Na semana que passou, a imprensa nacional noticiou a sanção presidencial da Lei 11.340/2006, que cria mecanismos para coibir a violência doméstica e familiar contra a mulher. O dispositivo legal apresenta diversas inovações e, em alguns pontos, sensível avanço na agilização dos procedimentos cíveis. Contudo, na área criminal, a lei se apresenta como um retrocesso.
A nova lei aumenta a sanção penal para os crimes praticados com violência doméstica e familiar e dificulta a aplicação de penas alternativas. Além disto, afasta os mecanismos da Lei dos Juizados Especiais, Lei nº 9.099/95.
O Juizado Especial Criminal foi previsto na Constituição Federal e a partir de 1995 foi efetivamente implantado. Apresentou significativas mudanças no sistema judiciário e legal, em especial a busca da conciliação e aplicação de medidas não punitivas.

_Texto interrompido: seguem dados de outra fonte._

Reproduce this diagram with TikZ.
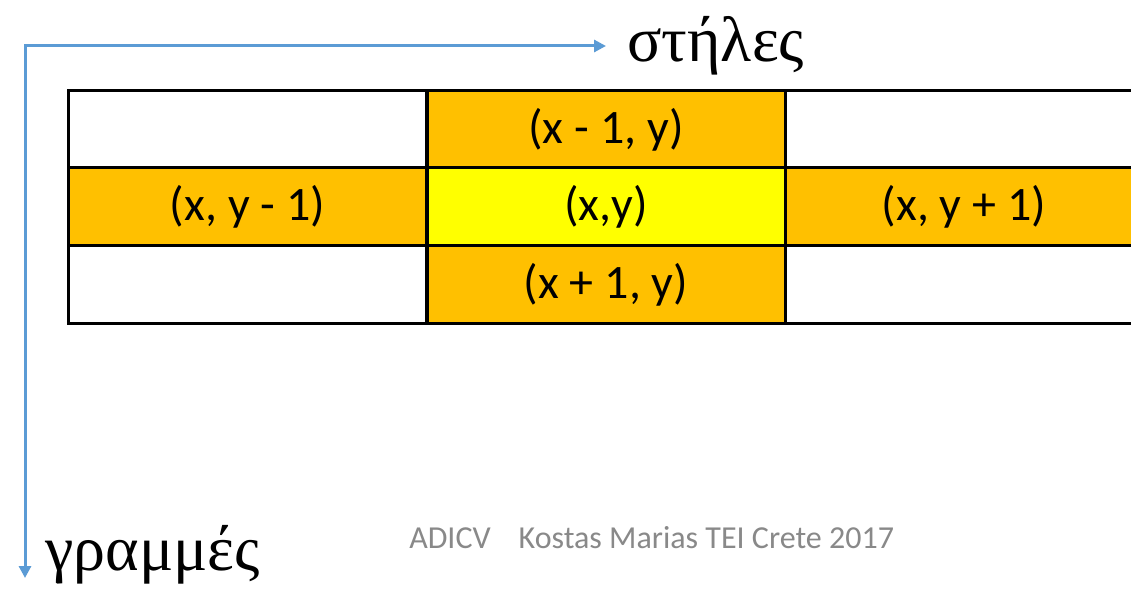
\documentclass[tikz,border=0pt]{standalone}
\usepackage{fontspec}
\setmainfont{Liberation Serif}
\newfontfamily\calfont{Carlito}
\usetikzlibrary{arrows.meta}
\definecolor{axisblue}{HTML}{5B9BD5}
\definecolor{cellorange}{HTML}{FFC000}
\definecolor{cellyellow}{HTML}{FFFF00}
\definecolor{footgray}{HTML}{898989}
\tikzset{
  cell/.style={draw=black, line width=2.25pt, minimum width=268.5pt, minimum height=58.5pt, inner sep=0pt, font=\calfont\fontsize{36}{42}\selectfont},
  hot/.style={cell, fill=cellorange},
  centre/.style={cell, fill=cellyellow},
  axis/.style={draw=axisblue, line width=2.25pt, {Triangle[length=9pt,width=9pt]}-{Triangle[length=9pt,width=9pt]}},
  greek/.style={font=\fontsize{48}{52}\selectfont, inner sep=0pt, anchor=base west},
  foot/.style={font=\calfont\fontsize{24}{28}\selectfont, text=footgray, inner sep=0pt, anchor=base west}
}
\begin{document}
\begin{tikzpicture}[x=0.75pt,y=-0.75pt]
\clip (0,0) rectangle (1131,591);
\fill[white] (0,0) rectangle (1131,591);
% grid
\node[cell] (a11) at (247.5,129.5) {};
\node[hot] (a12) at (606,129.5) {(x - 1, y)};
\node[cell] (a13) at (964,129.5) {};
\node[hot] (a21) at (247.5,207) {(x, y - 1)};
\node[centre] (a22) at (606,207) {(x,y)};
\node[hot] (a23) at (964,207) {(x, y + 1)};
\node[cell] (a31) at (247.5,285) {};
\node[hot] (a32) at (606,285) {(x + 1, y)};
\node[cell] (a33) at (964,285) {};
% axes
\coordinate (corner) at (25,46);
\coordinate (colend) at (606,46);
\coordinate (rowend) at (25,578);
\draw[axis] (rowend) -- (corner) -- (colend);
\node[greek] (cols) at (627,62) {στήλες};
\node[greek] (rows) at (45,570) {γραμμές};
\node[foot] (footer) at (409,548) {ADICV\hspace{21pt}Kostas Marias TEI Crete 2017};
\end{tikzpicture}
\end{document}
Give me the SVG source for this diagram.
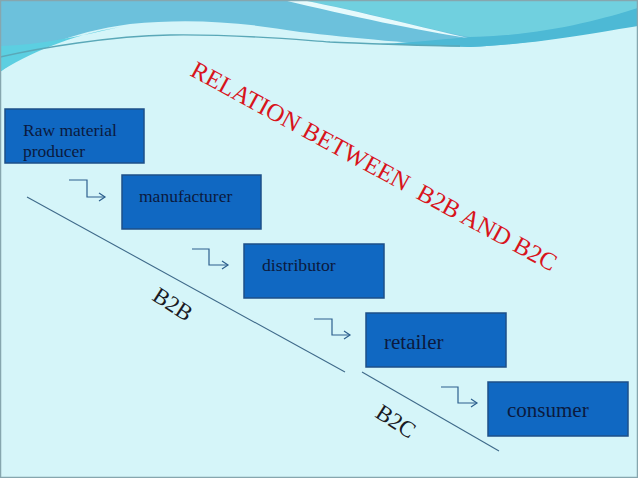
<svg xmlns="http://www.w3.org/2000/svg" width="638" height="478" viewBox="0 0 638 478">
<defs>
<style>
.box{fill:#1068c2;stroke:#1d4f88;stroke-width:1.5}
.lbl{font-family:"Liberation Serif","Times New Roman",serif;fill:#0b1a3e}
.conn{fill:none;stroke:#2d5f8e;stroke-width:1.2}
.div{stroke:#3f6a8a;stroke-width:1.1}
.side{font-family:"Liberation Serif","Times New Roman",serif;font-size:23px;fill:#1a1a24;text-anchor:middle}
</style>
<marker id="ah" markerWidth="10" markerHeight="10" refX="7" refY="5" orient="auto" markerUnits="userSpaceOnUse">
<path d="M1,1 L7,5 L1,9" fill="none" stroke="#2d5f8e" stroke-width="1.2"/>
</marker>
</defs>
<!-- background -->
<rect x="0" y="0" width="638" height="478" fill="#d5f5f9"/>
<path d="M0,0 H638 V24 C600,30 540,44 470,47 C420,44 350,38 300,32 C240,22 190,18 130,24 C70,32 25,52 0,72 Z" fill="#6cc1dc"/>
<path d="M0,46 C40,45 80,36 120,27 C70,35 25,55 0,72 Z" fill="#5ccfe1"/>
<path d="M300,0 H638 V8 C600,22 540,36 470,37 C420,28 360,10 300,0 Z" fill="#70d0df"/>
<path d="M470,37 C540,36 600,20 638,8 V26 C600,32 540,44 470,47 C440,46 410,45 380,44 C420,42 445,39 470,37 Z" fill="#4db9d5"/>
<path d="M283,0 H302 C362,12 425,28 468,38 C420,31 350,16 283,0 Z" fill="#e6fafc"/>
<path d="M0,57 C40,48 110,36 170,35 C240,34 300,40 330,42 C380,44 420,46 460,46" fill="none" stroke="#5aa8b8" stroke-width="1.3"/>
<rect x="0.5" y="0.5" width="637" height="477" fill="none" stroke="#86a6ae" stroke-width="1.5"/>

<!-- title -->
<g id="title" transform="translate(189,75) rotate(28.5)">
<text x="0" y="0" xml:space="preserve" font-family="'Liberation Serif','Times New Roman',serif" font-size="24.7" fill="#d8141c">RELATION BETWEEN  B2B AND B2C</text>
</g>

<!-- connectors -->
<g id="connectors">
<path class="conn" d="M69,180 H87 V197 H105" marker-end="url(#ah)"/>
<path class="conn" d="M192,249 H209 V265 H228" marker-end="url(#ah)"/>
<path class="conn" d="M314,319 H332 V335 H350" marker-end="url(#ah)"/>
<path class="conn" d="M441,387 H458 V403 H477" marker-end="url(#ah)"/>
<line class="div" x1="27" y1="197" x2="345" y2="372"/>
<line class="div" x1="362" y1="372" x2="499" y2="451"/>
</g>

<g id="b2b-label" transform="translate(173,304) rotate(33)">
<text class="side" x="0" y="8">B2B</text>
</g>
<g id="b2c-label" transform="translate(396,421) rotate(33)">
<text class="side" x="0" y="8">B2C</text>
</g>

<!-- nodes -->
<g id="raw-material-producer">
<rect class="box" x="5" y="109" width="139" height="54"/>
<text class="lbl" x="23" y="136" font-size="17.5">Raw material</text>
<text class="lbl" x="23" y="157" font-size="17.5">producer</text>
</g>
<g id="manufacturer">
<rect class="box" x="122" y="175" width="139" height="54"/>
<text class="lbl" x="139" y="202" font-size="17.5">manufacturer</text>
</g>
<g id="distributor">
<rect class="box" x="244" y="244" width="140" height="54"/>
<text class="lbl" x="262" y="271" font-size="17.7">distributor</text>
</g>
<g id="retailer">
<rect class="box" x="366" y="313" width="140" height="54"/>
<text class="lbl" x="384" y="349" font-size="21">retailer</text>
</g>
<g id="consumer">
<rect class="box" x="488" y="382" width="140" height="54"/>
<text class="lbl" x="507" y="417" font-size="21">consumer</text>
</g>
</svg>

A conciliação civil, audiência em que as partes comparecem e discutem seus problemas, numa tentativa de restauração, tem se mostrado o mais eficaz dos instrumentos de pacificação social. Os envolvidos no delito expõem suas razões e o mediador apresenta soluções para resolver a lide. Há um processo de conscientização e de cidadania participativa. Houve uma quebra do paradigma dogmático da Justiça Penal tradicional, no qual o magistrado impõe a sanção independentemente da vontade e manifestação das partes.

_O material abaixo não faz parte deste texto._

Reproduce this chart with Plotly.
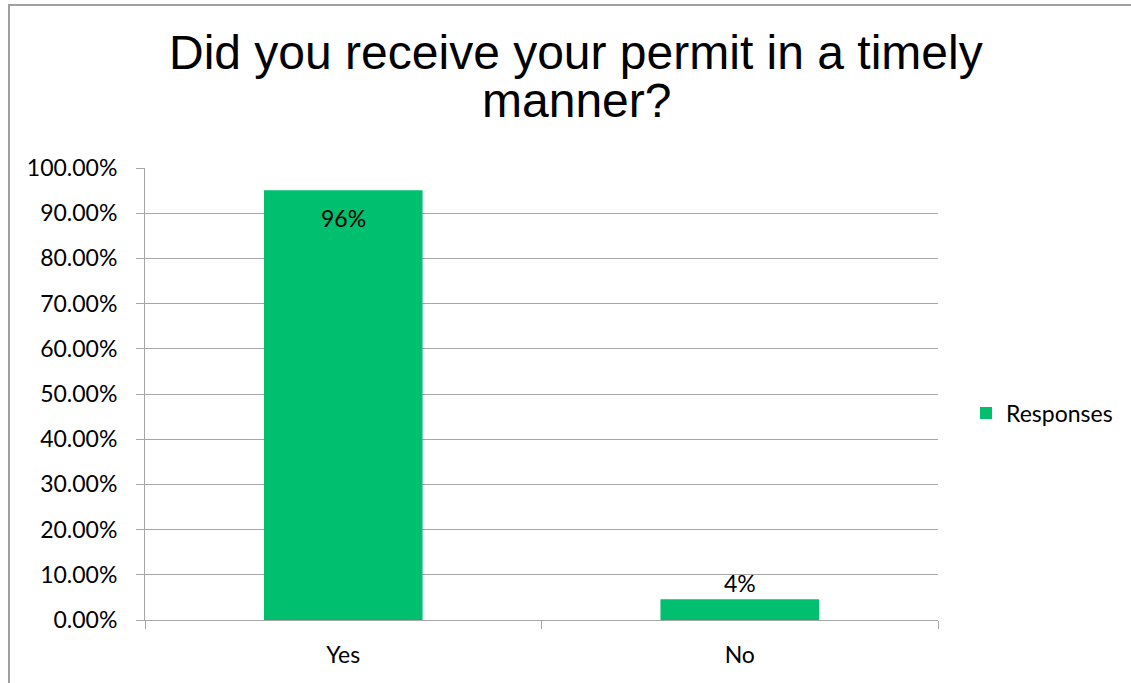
import plotly.graph_objects as go

categories = ["Yes", "No"]
values = [0.951, 0.046]
labels = ["96%", "4%"]
series_name = "Responses"
title_lines = ["Did you receive your permit in a timely", "manner?"]
y_ticks = [0, 0.1, 0.2, 0.3, 0.4, 0.5, 0.6, 0.7, 0.8, 0.9, 1.0]

OFF = 0  # body margin removed below
W, H = 1131, 683
PL, PR, PT, PB = 145, 938, 168, 620  # plot area on screen
L = PL - OFF
T = PT - OFF
PW = PR - PL
PH = PB - PT
R = W - L - PW
B = H - T - PH

def py(px):
    return (PB - px) / PH

def px_x(px):
    return (px - PL) / PW

FONT = "Lato, Carlito, Calibri, sans-serif"
GREEN = "#00BF6F"
GRID = "#A6A6A6"
FS = 23

fig = go.Figure()
fig.add_trace(go.Bar(
    x=categories, y=values, name=series_name,
    marker=dict(color=GREEN, line=dict(width=0)),
    textposition="none",
    showlegend=True,
))

# data labels, placed through the data axes
shifts = [-28, 16]
for c, v, lab, s in zip(categories, values, labels, shifts):
    fig.add_annotation(x=c, y=v, xref="x", yref="y", text=lab, showarrow=False,
                       yshift=s, xanchor="center", yanchor="middle",
                       font=dict(family=FONT, size=FS, color="#000000"))

for i, line in enumerate(title_lines):
    fig.add_annotation(
        text=line, xref="paper", yref="paper",
        x=px_x(576), y=py([52, 100][i]), xanchor="center", yanchor="middle",
        showarrow=False,
        font=dict(family="Liberation Sans, Arial, sans-serif", size=48, color="#000000"),
    )

# outer chart border (left and top edges only visible)
fig.add_shape(type="rect", xref="paper", yref="paper",
              x0=px_x(9), x1=px_x(1250), y0=py(760), y1=py(5),
              line=dict(color="#A0A0A0", width=2), fillcolor="rgba(0,0,0,0)", layer="below")

fig.update_layout(
    width=W, height=H,
    margin=dict(l=L, r=R, t=T, b=B, pad=0),
    paper_bgcolor="white", plot_bgcolor="white",
    bargap=0.6,
    font=dict(family=FONT, size=FS, color="#000000"),
    legend=dict(x=px_x(966), y=py(413), xanchor="left", yanchor="middle",
                font=dict(family=FONT, size=FS, color="#000000"),
                bgcolor="rgba(0,0,0,0)"),
)
fig.update_yaxes(
    range=[0, 1], tickvals=y_ticks, tickformat=".2%",
    showgrid=True, gridcolor=GRID, gridwidth=1,
    showline=True, linecolor=GRID, linewidth=1,
    ticks="outside", ticklen=8, tickcolor=GRID,
    ticklabelstandoff=14, zeroline=False,
    tickfont=dict(family=FONT, size=FS, color="#000000"),
)
fig.update_xaxes(
    showline=True, linecolor=GRID, linewidth=1,
    ticks="outside", ticklen=8, tickcolor=GRID, tickson="boundaries",
    ticklabelstandoff=14,
    tickfont=dict(family=FONT, size=FS, color="#000000"),
)

fig.write_html("out.html", config={"displayModeBar": False},
               post_script="document.body.style.margin='0';document.body.style.overflow='hidden';")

A aplicação de penas e medidas alternativas baseia-se no princípio da mínima intervenção do direito penal. Significa dizer: direito penal somente para os casos em que sua intervenção seja indispensável, imprescindível. A sanção penal é estigmatizante e traz severas conseqüências ao ser humano, num processo de exclusão e morte social. Para minorar este etiquetamento as penas e medidas alternativas foram estabelecidas. Além disso, não se pode deixar de considerar que a Justiça Penal tradicional exerce um papel de vitimização tanto em relação à vítima quanto ao desviante.

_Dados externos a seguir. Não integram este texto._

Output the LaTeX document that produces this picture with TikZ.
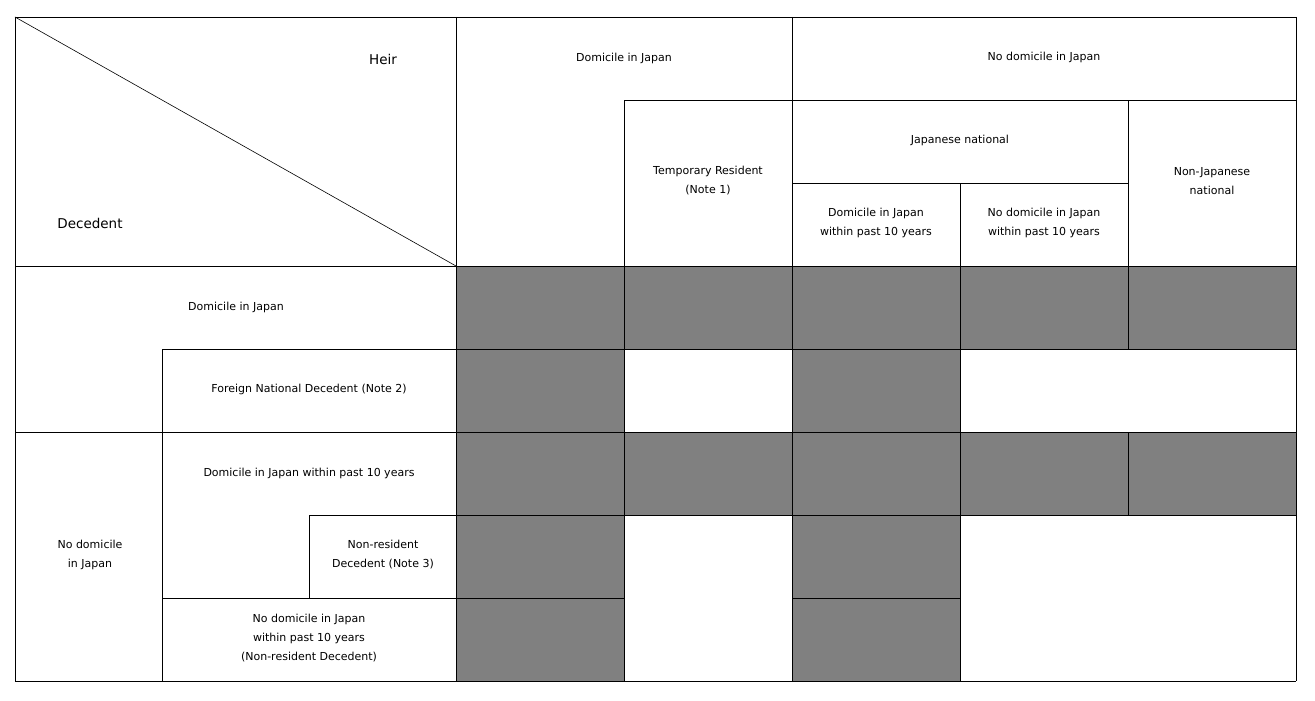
\documentclass[tikz,border=0pt]{standalone}
\usepackage{fontspec}
\setmainfont{DejaVu Sans}
\begin{document}
\begin{tikzpicture}[x=1pt,y=-1pt,
  grid/.style={draw=black,line width=0.7pt},
  shade/.style={fill=black!50,draw=black,line width=0.7pt},
  lbl/.style={font=\fontsize{11}{19}\selectfont,align=center,inner sep=0pt},
  big/.style={font=\fontsize{13.5}{16}\selectfont,inner sep=0pt}]
\useasboundingbox (0,0) rectangle (1315,701);
% grey cells
\foreach \x in {456,624,792,960,1128}{\draw[shade] (\x,266) rectangle ++(168,83);}
\foreach \x in {456,624,792,960,1128}{\draw[shade] (\x,432) rectangle ++(168,83);}
\foreach \x in {456,792}{\draw[shade] (\x,349) rectangle ++(168,83);
  \draw[shade] (\x,515) rectangle ++(168,83);
  \draw[shade] (\x,598) rectangle ++(168,83);}
% horizontal lines
\draw[grid] (15,17) -- (1296,17);
\draw[grid] (624,100) -- (1296,100);
\draw[grid] (792,183) -- (1128,183);
\draw[grid] (15,266) -- (1296,266);
\draw[grid] (162,349) -- (1296,349);
\draw[grid] (15,432) -- (1296,432);
\draw[grid] (309,515) -- (1296,515);
\draw[grid] (162,598) -- (624,598);
\draw[grid] (15,681) -- (1296,681);
% vertical lines
\draw[grid] (15,17) -- (15,681);
\draw[grid] (162,349) -- (162,681);
\draw[grid] (309,515) -- (309,598);
\draw[grid] (456,17) -- (456,681);
\draw[grid] (624,100) -- (624,681);
\draw[grid] (792,17) -- (792,681);
\draw[grid] (960,183) -- (960,681);
\draw[grid] (1128,100) -- (1128,349);
\draw[grid] (1128,432) -- (1128,515);
\draw[grid] (1296,17) -- (1296,681);
% diagonal
\coordinate (dA) at (15,17); \coordinate (dB) at (456,266);
\draw[line width=0.6pt] (dA) -- (dB);
% texts
\node[big] (heir) at (383,59) {Heir};
\node[big] (dec) at (90,223) {Decedent};
\node[lbl] (h1) at (624,58) {Domicile in Japan};
\node[lbl] (h2) at (1044,57) {No domicile in Japan};
\node[lbl] (h3) at (708,181) {Temporary Resident\\(Note 1)};
\node[lbl] (h4) at (960,140) {Japanese national};
\node[lbl] (h5) at (1212,181) {Non-Japanese\\national};
\node[lbl] (h6) at (876,223) {Domicile in Japan\\within past 10 years};
\node[lbl] (h7) at (1044,223) {No domicile in Japan\\within past 10 years};
\node[lbl] (r1) at (236,307) {Domicile in Japan};
\node[lbl] (r2) at (309,389) {Foreign National Decedent (Note 2)};
\node[lbl] (r3) at (90,555) {No domicile\\in Japan};
\node[lbl] (r4) at (309,473) {Domicile in Japan within past 10 years};
\node[lbl] (r5) at (383,555) {Non-resident\\Decedent (Note 3)};
\node[lbl] (r6) at (309,638) {No domicile in Japan\\within past 10 years\\(Non-resident Decedent)};
\end{tikzpicture}
\end{document}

Focando estes dois pontos, sem exaurir as possíveis outras críticas, enxergamos na nova lei um retrocesso.
A conciliação civil permitia que o autor da agressão e a ofendida buscassem, com o auxilio de mediadores, a solução adequada para os problemas vivenciados no ambiente doméstico e familiar. A conversa entre as partes é sem dúvida alguma o único e eficaz caminho para se combater a violência, não se apresentando a punição mais severa como forma de resolução dos conflitos. A violência contra a mulher não é um ponto isolado na história, mas sim fruto de um processo cultural da sociedade moderna. E os processos culturais não se rompem com lei penais punitivas. É preciso considerar, na estrutura cultural brasileira, a "síndrome do pequeno poder" que, segundo Saffioti, é um problema social e não individual, característica da nossa sociedade. Para a autora as relações sociais são permeadas por uma lógica de poder que permite ao individuo melhor situado socialmente submeter aos que lhes são inferiores. A "síndrome do pequeno poder" surge quando aqueles que não se contentam com sua pequena parcela de poder exorbita sua autoridade. Pode-se observar este sintoma, principalmente, nas relações familiares, entre o homem e a mulher (patriarcalismo) e entre o pai e os filhos (adultocrentismo). Legitima a assimetria das relações de gênero e subordina a mulher ao homem.
A severidade das sanções penais ou dos mecanismos de repressão em nada contribui para a pacificação social. O direito penal não é a solução! Tanto que Thomas Morus, canonizado pela Igreja Católica (1935) e celebrado no berço do liberalismo e do comunismo, numa façanha ímpar, autor da obra Utopia, levanta o seguinte questionamento sobre o sistema penal: que outras coisas fazes, além de fabricar ladrões para então puni-los?
O sentimento de insegurança social permite mais severas punições e a sociedade vê nelas a solução dos seus problemas, porém as leis produzidas nestes contextos são nuvens de fumaça que engrossam o véu da ignorância.